Start Provided entries

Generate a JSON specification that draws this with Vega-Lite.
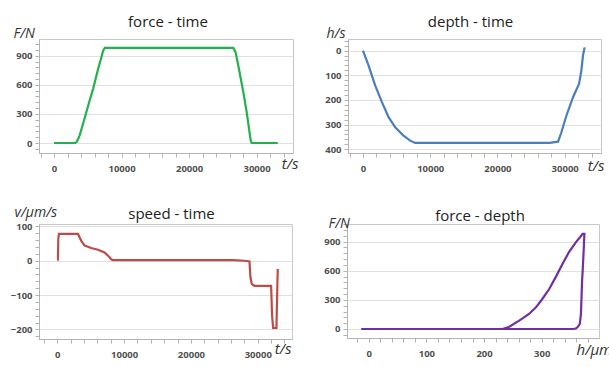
{
  "$schema": "https://vega.github.io/schema/vega-lite/v6.json",
  "background": "white",
  "padding": {"left": 9, "top": 14, "right": 0, "bottom": 0},
  "spacing": 30,
  "config": {
    "view": {"stroke": "#c8c8c8", "strokeWidth": 1},
    "axis": {
      "labelFont": "Open Sans", "labelFontSize": 9.5, "labelColor": "#505050", "labelFontWeight": "bold",
      "domainColor": "#b4b4b4", "tickColor": "#b4b4b4", "gridColor": "#e0e0e0",
      "titleFont": "Open Sans", "titleFontStyle": "italic", "titleFontWeight": "normal", "titleColor": "#333333",
      "tickSize": 4, "labelPadding": 3
    },
    "title": {"font": "Open Sans", "fontSize": 15, "fontWeight": "normal", "color": "#222222", "anchor": "middle", "baseline": "alphabetic"},
    "line": {"strokeWidth": 2.2}
  },
  "datasets": {
    "ft": [
      {"t": 0, "F": 0}, {"t": 3160, "F": 0}, {"t": 3400, "F": 15}, {"t": 3800, "F": 79}, {"t": 4200, "F": 175},
      {"t": 4650, "F": 284}, {"t": 5200, "F": 420}, {"t": 5790, "F": 558}, {"t": 6530, "F": 763}, {"t": 7000, "F": 880},
      {"t": 7270, "F": 951}, {"t": 7520, "F": 980}, {"t": 26560, "F": 980}, {"t": 26900, "F": 934}, {"t": 27300, "F": 797},
      {"t": 28040, "F": 524}, {"t": 28540, "F": 318}, {"t": 29130, "F": 27}, {"t": 29280, "F": 0}, {"t": 33140, "F": 0}
    ],
    "ht": [
      {"t": 0, "h": 0}, {"t": 840, "h": 61}, {"t": 1830, "h": 142}, {"t": 2820, "h": 209}, {"t": 3810, "h": 270},
      {"t": 4800, "h": 311}, {"t": 6030, "h": 345}, {"t": 7020, "h": 365}, {"t": 7760, "h": 374}, {"t": 27780, "h": 374},
      {"t": 29020, "h": 369}, {"t": 29510, "h": 331}, {"t": 30250, "h": 264}, {"t": 31240, "h": 189}, {"t": 32130, "h": 135},
      {"t": 32480, "h": 81}, {"t": 32720, "h": 20}, {"t": 32970, "h": -13}
    ],
    "vt": [
      {"t": 0, "v": 3}, {"t": 100, "v": 3}, {"t": 150, "v": 63}, {"t": 250, "v": 78}, {"t": 3090, "v": 78},
      {"t": 3590, "v": 58}, {"t": 4090, "v": 44}, {"t": 5085, "v": 37}, {"t": 6080, "v": 32}, {"t": 7080, "v": 24},
      {"t": 7830, "v": 10}, {"t": 8075, "v": 4}, {"t": 8300, "v": 2}, {"t": 26270, "v": 2}, {"t": 28015, "v": 0},
      {"t": 28760, "v": -2}, {"t": 28910, "v": -49}, {"t": 29110, "v": -68}, {"t": 29510, "v": -73}, {"t": 32000, "v": -73},
      {"t": 32150, "v": -160}, {"t": 32300, "v": -196}, {"t": 32800, "v": -196}, {"t": 32880, "v": -120}, {"t": 32950, "v": -60},
      {"t": 33000, "v": -24}
    ],
    "fh": [
      {"i": 1, "h": 0, "F": 0}, {"i": 2, "h": 232, "F": 0}, {"i": 3, "h": 243, "F": 21}, {"i": 4, "h": 261, "F": 86},
      {"i": 5, "h": 278, "F": 155}, {"i": 6, "h": 290, "F": 223}, {"i": 7, "h": 301, "F": 309}, {"i": 8, "h": 313, "F": 412},
      {"i": 9, "h": 324, "F": 532}, {"i": 10, "h": 336, "F": 670}, {"i": 11, "h": 347, "F": 790}, {"i": 12, "h": 359, "F": 893},
      {"i": 13, "h": 367, "F": 950}, {"i": 14, "h": 371, "F": 980}, {"i": 15, "h": 374, "F": 980}, {"i": 16, "h": 373, "F": 842},
      {"i": 17, "h": 371, "F": 600}, {"i": 18, "h": 370, "F": 498}, {"i": 19, "h": 368, "F": 155}, {"i": 20, "h": 366, "F": 52},
      {"i": 21, "h": 362, "F": 17}, {"i": 22, "h": 359, "F": 5}, {"i": 23, "h": 355, "F": 0}, {"i": 24, "h": -13, "F": 0}
    ]
  },
  "vconcat": [
    {
      "spacing": 25,
      "hconcat": [
        {
          "width": 254, "height": 114,
          "title": {"text": "force - time", "offset": -4, "dx": 2},
          "data": {"name": "ft"},
          "mark": {"type": "line", "color": "#22b14c"},
          "encoding": {
            "x": {"field": "t", "type": "quantitative",
              "scale": {"domain": [-2225, 35400], "nice": false, "zero": false},
              "axis": {"title": "t/s", "titleFontSize": 15, "titleAngle": 0, "titleX": 259, "titleY": 15, "titleAlign": "right", "titleBaseline": "alphabetic",
                "values": [-2000, 0, 2000, 4000, 6000, 8000, 10000, 12000, 14000, 16000, 18000, 20000, 22000, 24000, 26000, 28000, 30000, 32000, 34000],
                "format": "d", "labelExpr": "datum.value % 10000 === 0 ? datum.label : ''", "grid": false, "labelPadding": 6}},
            "y": {"field": "F", "type": "quantitative",
              "scale": {"domain": [-103, 1072], "nice": false, "zero": false},
              "axis": {"title": "F/N", "titleFontSize": 14, "titleAngle": 0, "titleX": -26, "titleY": -2, "titleAlign": "left", "titleBaseline": "alphabetic",
                "values": [-60, 0, 60, 120, 180, 240, 300, 360, 420, 480, 540, 600, 660, 720, 780, 840, 900, 960, 1020],
                "format": "d", "labelExpr": "datum.value % 300 === 0 ? datum.label : ''",
                "gridOpacity": {"condition": {"test": "datum.value % 300 === 0", "value": 1}, "value": 0}}}
          }
        },
        {
          "width": 253, "height": 114,
          "title": {"text": "depth - time", "offset": -4, "dx": -4},
          "data": {"name": "ht"},
          "mark": {"type": "line", "color": "#4a7ebb"},
          "encoding": {
            "x": {"field": "t", "type": "quantitative",
              "scale": {"domain": [-2225, 35400], "nice": false, "zero": false},
              "axis": {"title": "t/s", "titleFontSize": 15, "titleAngle": 0, "titleX": 256, "titleY": 17, "titleAlign": "right", "titleBaseline": "alphabetic",
                "values": [-2000, 0, 2000, 4000, 6000, 8000, 10000, 12000, 14000, 16000, 18000, 20000, 22000, 24000, 26000, 28000, 30000, 32000, 34000],
                "format": "d", "labelExpr": "datum.value % 10000 === 0 ? datum.label : ''", "grid": false, "labelPadding": 6}},
            "y": {"field": "h", "type": "quantitative",
              "scale": {"domain": [-47, 415], "nice": false, "zero": false, "reverse": true},
              "axis": {"title": "h/s", "titleFontSize": 14, "titleAngle": 0, "titleX": -22, "titleY": -2, "titleAlign": "left", "titleBaseline": "alphabetic",
                "values": [-40, -20, 0, 20, 40, 60, 80, 100, 120, 140, 160, 180, 200, 220, 240, 260, 280, 300, 320, 340, 360, 380, 400],
                "format": "d", "labelExpr": "datum.value % 100 === 0 ? datum.label : ''",
                "gridOpacity": {"condition": {"test": "datum.value % 100 === 0", "value": 1}, "value": 0}}}
          }
        }
      ]
    },
    {
      "spacing": 30,
      "hconcat": [
        {
          "width": 253, "height": 115,
          "title": {"text": "speed - time", "offset": -17, "dx": 6},
          "data": {"name": "vt"},
          "mark": {"type": "line", "color": "#be4b48"},
          "encoding": {
            "x": {"field": "t", "type": "quantitative",
              "scale": {"domain": [-2735, 35127], "nice": false, "zero": false},
              "axis": {"title": "t/s", "titleFontSize": 15, "titleAngle": 0, "titleX": 252, "titleY": 14, "titleAlign": "right", "titleBaseline": "alphabetic",
                "values": [-2000, 0, 2000, 4000, 6000, 8000, 10000, 12000, 14000, 16000, 18000, 20000, 22000, 24000, 26000, 28000, 30000, 32000, 34000],
                "format": "d", "labelExpr": "datum.value % 10000 === 0 ? datum.label : ''", "grid": false, "labelPadding": 6}},
            "y": {"field": "v", "type": "quantitative",
              "scale": {"domain": [-228, 107], "nice": false, "zero": false},
              "axis": {"title": "v/µm/s", "titleFontSize": 14, "titleAngle": 0, "titleX": -25, "titleY": -8, "titleAlign": "left", "titleBaseline": "alphabetic",
                "values": [-220, -200, -180, -160, -140, -120, -100, -80, -60, -40, -20, 0, 20, 40, 60, 80, 100],
                "format": "d", "labelExpr": "datum.value % 100 === 0 ? datum.label : ''",
                "gridOpacity": {"condition": {"test": "datum.value % 100 === 0", "value": 1}, "value": 0}}}
          }
        },
        {
          "width": 252, "height": 114,
          "title": {"text": "force - depth", "offset": -8, "dx": 7},
          "data": {"name": "fh"},
          "mark": {"type": "line", "color": "#7030a0"},
          "encoding": {
            "order": {"field": "i", "type": "quantitative"},
            "x": {"field": "h", "type": "quantitative",
              "scale": {"domain": [-37.6, 399.3], "nice": false, "zero": false},
              "axis": {"title": "h/µm", "titleFontSize": 15, "titleAngle": 0, "titleX": 229, "titleY": 16, "titleAlign": "left", "titleBaseline": "alphabetic",
                "values": [-20, 0, 20, 40, 60, 80, 100, 120, 140, 160, 180, 200, 220, 240, 260, 280, 300, 320, 340, 360, 380],
                "format": "d", "labelExpr": "datum.value % 100 === 0 ? datum.label : ''", "grid": false, "labelPadding": 6}},
            "y": {"field": "F", "type": "quantitative",
              "scale": {"domain": [-93, 1082], "nice": false, "zero": false},
              "axis": {"title": "F/N", "titleFontSize": 14, "titleAngle": 0, "titleX": -19, "titleY": 3, "titleAlign": "left", "titleBaseline": "alphabetic",
                "values": [-60, 0, 60, 120, 180, 240, 300, 360, 420, 480, 540, 600, 660, 720, 780, 840, 900, 960, 1020, 1080],
                "format": "d", "labelExpr": "datum.value % 300 === 0 ? datum.label : ''",
                "gridOpacity": {"condition": {"test": "datum.value % 300 === 0", "value": 1}, "value": 0}}}
          }
        }
      ]
    }
  ]
}
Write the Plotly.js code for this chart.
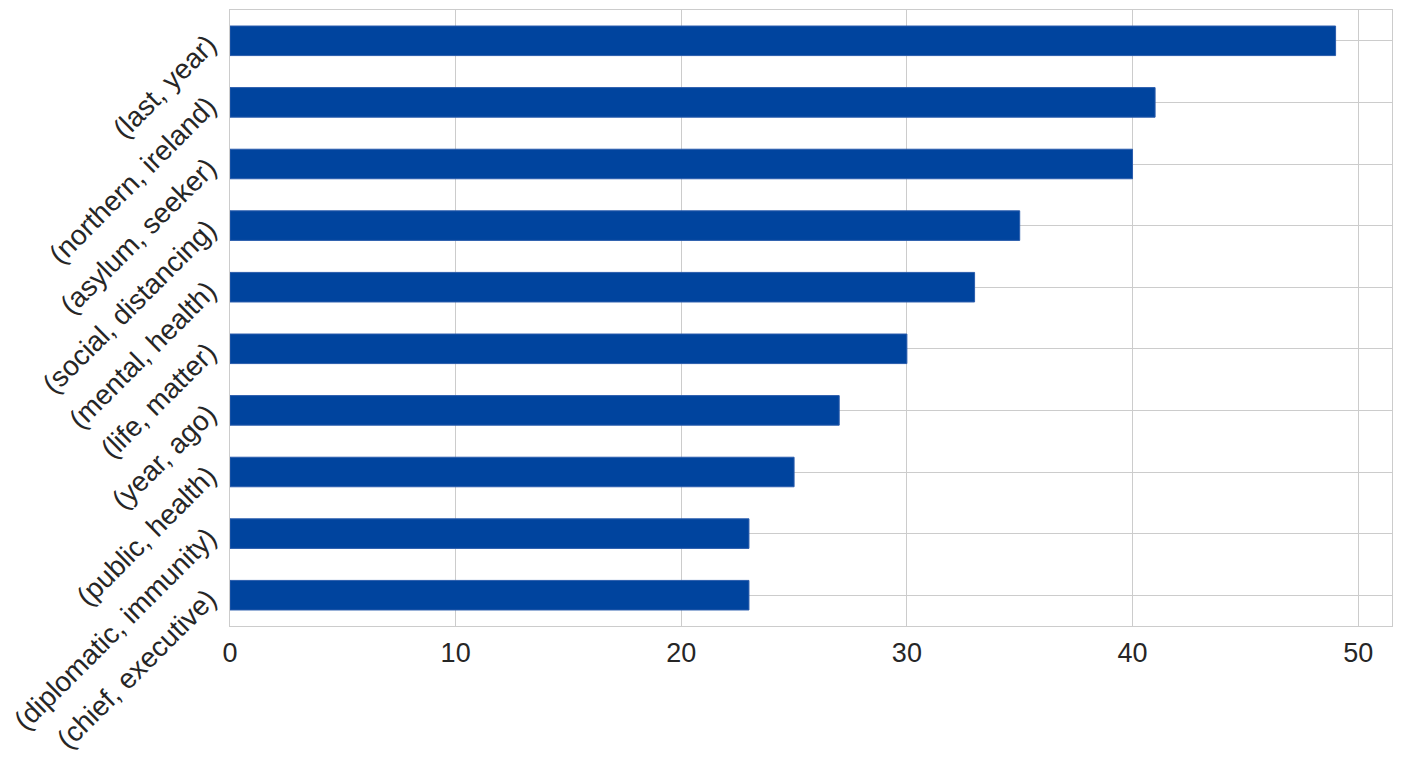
<!DOCTYPE html>
<html>
<head>
<meta charset="utf-8">
<script src="https://cdn.plot.ly/plotly-3.0.1.min.js"></script>
<style>html,body{margin:0;padding:0;background:#fff;}#chart{width:1401px;height:762px;}</style>
</head>
<body>
<div id="chart"></div>
<script>
const categories = ["(last, year)", "(northern, ireland)", "(asylum, seeker)", "(social, distancing)", "(mental, health)", "(life, matter)", "(year, ago)", "(public, health)", "(diplomatic, immunity)", "(chief, executive)"];
const counts = [49, 41, 40, 35, 33, 30, 27, 25, 23, 23];
const xTicks = [0, 10, 20, 30, 40, 50];

const trace = {
  type: 'bar',
  orientation: 'h',
  x: counts,
  y: categories,
  width: 0.48,
  marker: {color: '#00449e', line: {color: '#2a5cac', width: 1}},
  hoverinfo: 'x+y'
};

const layout = {
  width: 1401, height: 762,
  margin: {l: 230, r: 9, t: 10, b: 136},
  paper_bgcolor: '#fff', plot_bgcolor: '#fff',
  font: {family: 'Liberation Sans, Arial, sans-serif', size: 26, color: '#262626'},
  showlegend: false,
  xaxis: {
    range: [0, 51.5],
    tickvals: xTicks,
    ticktext: xTicks.map(String),
    showgrid: true, gridcolor: '#cccccc', gridwidth: 1,
    zeroline: false,
    showline: true, linecolor: '#cccccc', linewidth: 1.2, mirror: true,
    ticks: '',
    ticklabelstandoff: 2,
    tickfont: {size: 27, color: '#262626'}
  },
  yaxis: {
    type: 'category',
    categoryorder: 'array', categoryarray: categories,
    range: [9.5, -0.5],
    showgrid: true, gridcolor: '#cccccc', gridwidth: 1,
    zeroline: false,
    showline: true, linecolor: '#cccccc', linewidth: 1.2, mirror: true,
    ticks: '',
    tickangle: -45,
    ticklabelstandoff: 15,
    tickfont: {size: 28, color: '#262626'}
  }
};

Plotly.newPlot('chart', [trace], layout, {displayModeBar: false});
</script>
</body>
</html>
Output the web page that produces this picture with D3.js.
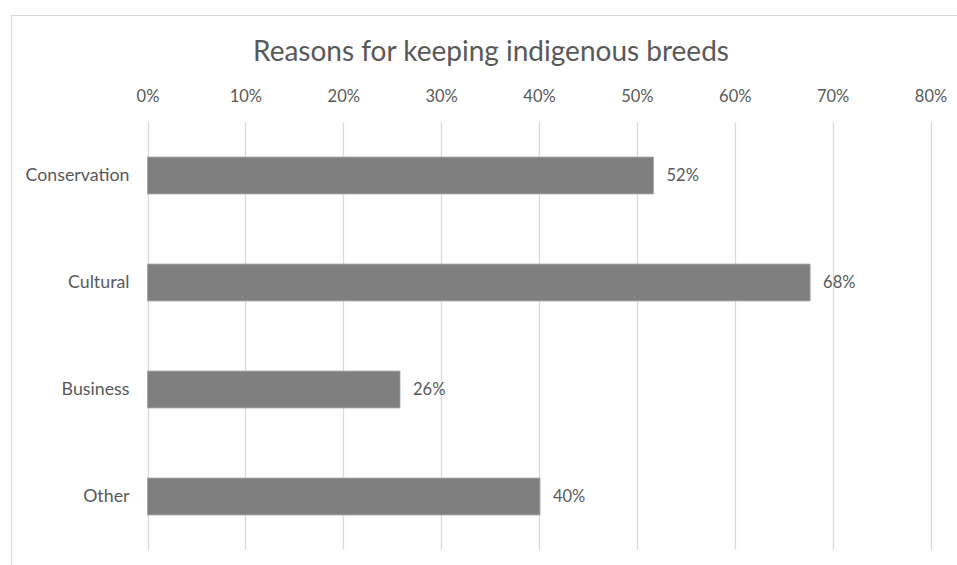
<!DOCTYPE html>
<html>
<head>
<meta charset="utf-8">
<script src="https://cdn.jsdelivr.net/npm/d3@7"></script>
<style>
  html, body { margin: 0; padding: 0; background: #fff; }
  svg { display: block; }
  text { font-family: Lato, "Open Sans", sans-serif; fill: #595959; }
</style>
</head>
<body>
<script>
const title = "Reasons for keeping indigenous breeds";
const categories = ["Conservation", "Cultural", "Business", "Other"];
const values = [0.517, 0.677, 0.258, 0.401];
const tickValues = [0, 0.1, 0.2, 0.3, 0.4, 0.5, 0.6, 0.7, 0.8];

const W = 957, H = 565;
const svg = d3.select("body").append("svg").attr("width", W).attr("height", H);

// chart frame
svg.append("rect").attr("x", 11.5).attr("y", 15.5).attr("width", 1000).attr("height", 1000)
  .attr("fill", "#fff").attr("stroke", "#d9d9d9").attr("stroke-width", 1);

const x = d3.scaleLinear().domain([0, 0.8]).range([147.5, 930.5]);
const y = d3.scaleBand().domain(categories).range([122, 550]).paddingInner(0.655).paddingOuter(0.3275);

// gridlines
svg.append("g").selectAll("line").data(tickValues).join("line")
  .attr("x1", d => Math.round(x(d)) + 0.5).attr("x2", d => Math.round(x(d)) + 0.5)
  .attr("y1", 122).attr("y2", 550)
  .attr("stroke", "#d9d9d9").attr("stroke-width", 1.3);

// top axis labels
const axis = d3.axisTop(x).tickValues(tickValues).tickFormat(d3.format(".0%")).tickSize(0).tickPadding(0);
const ax = svg.append("g").attr("transform", "translate(0,102)").call(axis);
ax.select(".domain").remove();
ax.selectAll("text").style("font-size", "16.5px").attr("fill", "#595959").style("font-family", "Lato, 'Open Sans', sans-serif");

// left axis labels
const yAxis = d3.axisLeft(y).tickSize(0).tickPadding(18);
const ay = svg.append("g").attr("transform", "translate(147.5,0)").call(yAxis);
ay.select(".domain").remove();
ay.selectAll("text").style("font-size", "17.8px").attr("fill", "#595959").style("font-family", "Lato, 'Open Sans', sans-serif");

// bars
svg.append("g").selectAll("rect").data(categories).join("rect")
  .attr("x", x(0)).attr("y", d => y(d))
  .attr("width", (d, i) => x(values[i]) - x(0))
  .attr("height", y.bandwidth())
  .attr("fill", "#7f7f7f").attr("stroke", "#a6a6a6").attr("stroke-width", 0.8);

// value labels
svg.append("g").selectAll("text").data(categories).join("text")
  .attr("x", (d, i) => x(values[i]) + 13)
  .attr("y", d => y(d) + y.bandwidth() / 2)
  .attr("dy", "0.35em")
  .style("font-size", "16.5px")
  .text((d, i) => d3.format(".0%")(values[i]));

// title
svg.append("text").attr("x", 491).attr("y", 61).attr("text-anchor", "middle")
  .style("font-size", "28px").text(title);
</script>
</body>
</html>
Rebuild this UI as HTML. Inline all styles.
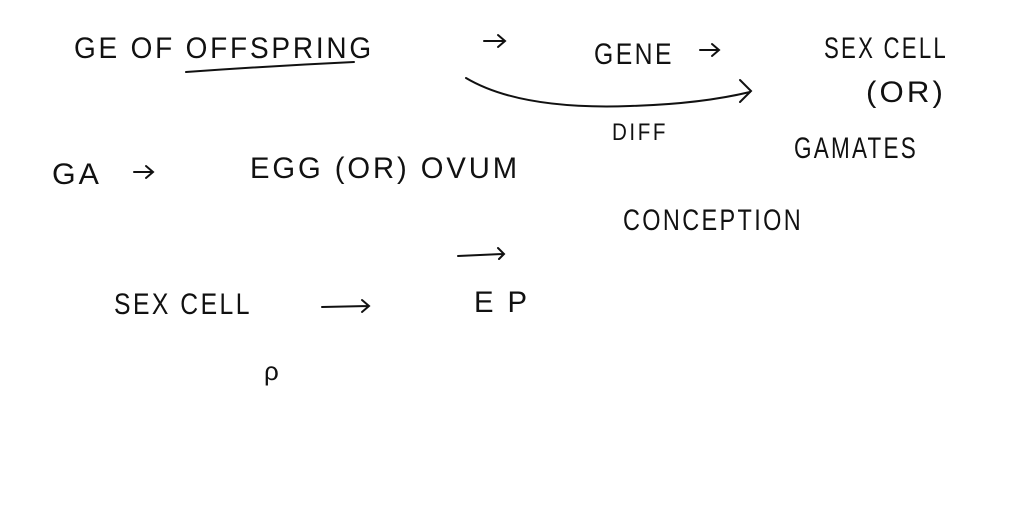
<!DOCTYPE html>
<html><head><meta charset="utf-8"><style>
html,body{margin:0;padding:0;background:#fff;}
svg{display:block;}
text{font-family:"Liberation Sans",sans-serif;fill:#111;}
</style></head><body>
<svg width="1024" height="512" viewBox="0 0 1024 512" xmlns="http://www.w3.org/2000/svg">
<rect width="1024" height="512" fill="#fff"/>
<g font-size="30" letter-spacing="3">
<text x="74" y="58" textLength="300" lengthAdjust="spacingAndGlyphs">GE  OF  OFFSPRING</text>
<text x="594" y="64" textLength="80" lengthAdjust="spacingAndGlyphs">GENE</text>
<text x="824" y="58" textLength="124" lengthAdjust="spacingAndGlyphs">SEX CELL</text>
<text x="866" y="102" textLength="80" lengthAdjust="spacingAndGlyphs">(OR)</text>
<text x="612" y="140" font-size="24" textLength="56" lengthAdjust="spacingAndGlyphs">DIFF</text>
<text x="794" y="158" textLength="124" lengthAdjust="spacingAndGlyphs">GAMATES</text>
<text x="52" y="184" textLength="50" lengthAdjust="spacingAndGlyphs">GA</text>
<text x="250" y="178" textLength="270" lengthAdjust="spacingAndGlyphs">EGG (OR) OVUM</text>
<text x="623" y="230" textLength="180" lengthAdjust="spacingAndGlyphs">CONCEPTION</text>
<text x="114" y="314" textLength="138" lengthAdjust="spacingAndGlyphs">SEX CELL</text>
<text x="474" y="312" textLength="56" lengthAdjust="spacingAndGlyphs">E P</text>
<text x="264" y="380" font-size="26">ρ</text>
</g>
<g fill="none" stroke="#111" stroke-width="2" stroke-linecap="round">
<path d="M186 72 Q270 66 354 62"/>
<path d="M484 41 L504 41 M498 35 L505 41 L498 47"/>
<path d="M700 50 L718 50 M712 44 L719 50 L712 56"/>
<path d="M134 172 L152 172 M146 166 L153 172 L146 178"/>
<path d="M466 78 Q520 110 630 106 Q700 104 750 92"/>
<path d="M740 80 L751 91 L740 102"/>
<path d="M458 256 L502 254 M498 248 L504 254 L499 259"/>
<path d="M322 307 L368 306 M362 300 L369 306 L362 312"/>
</g>
</svg>
</body></html>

End Provided entries

§ What you need to do
Copy every line of the listing that contains the word "chart".

§ Output of the task
Write the Plotly.js code for this chart.
<style>html,body{margin:0;padding:0;background:#fff;}#chart{width:1401px;height:762px;}</style>
<div id="chart"></div>
Plotly.newPlot('chart', [trace], layout, {displayModeBar: false});
// chart frame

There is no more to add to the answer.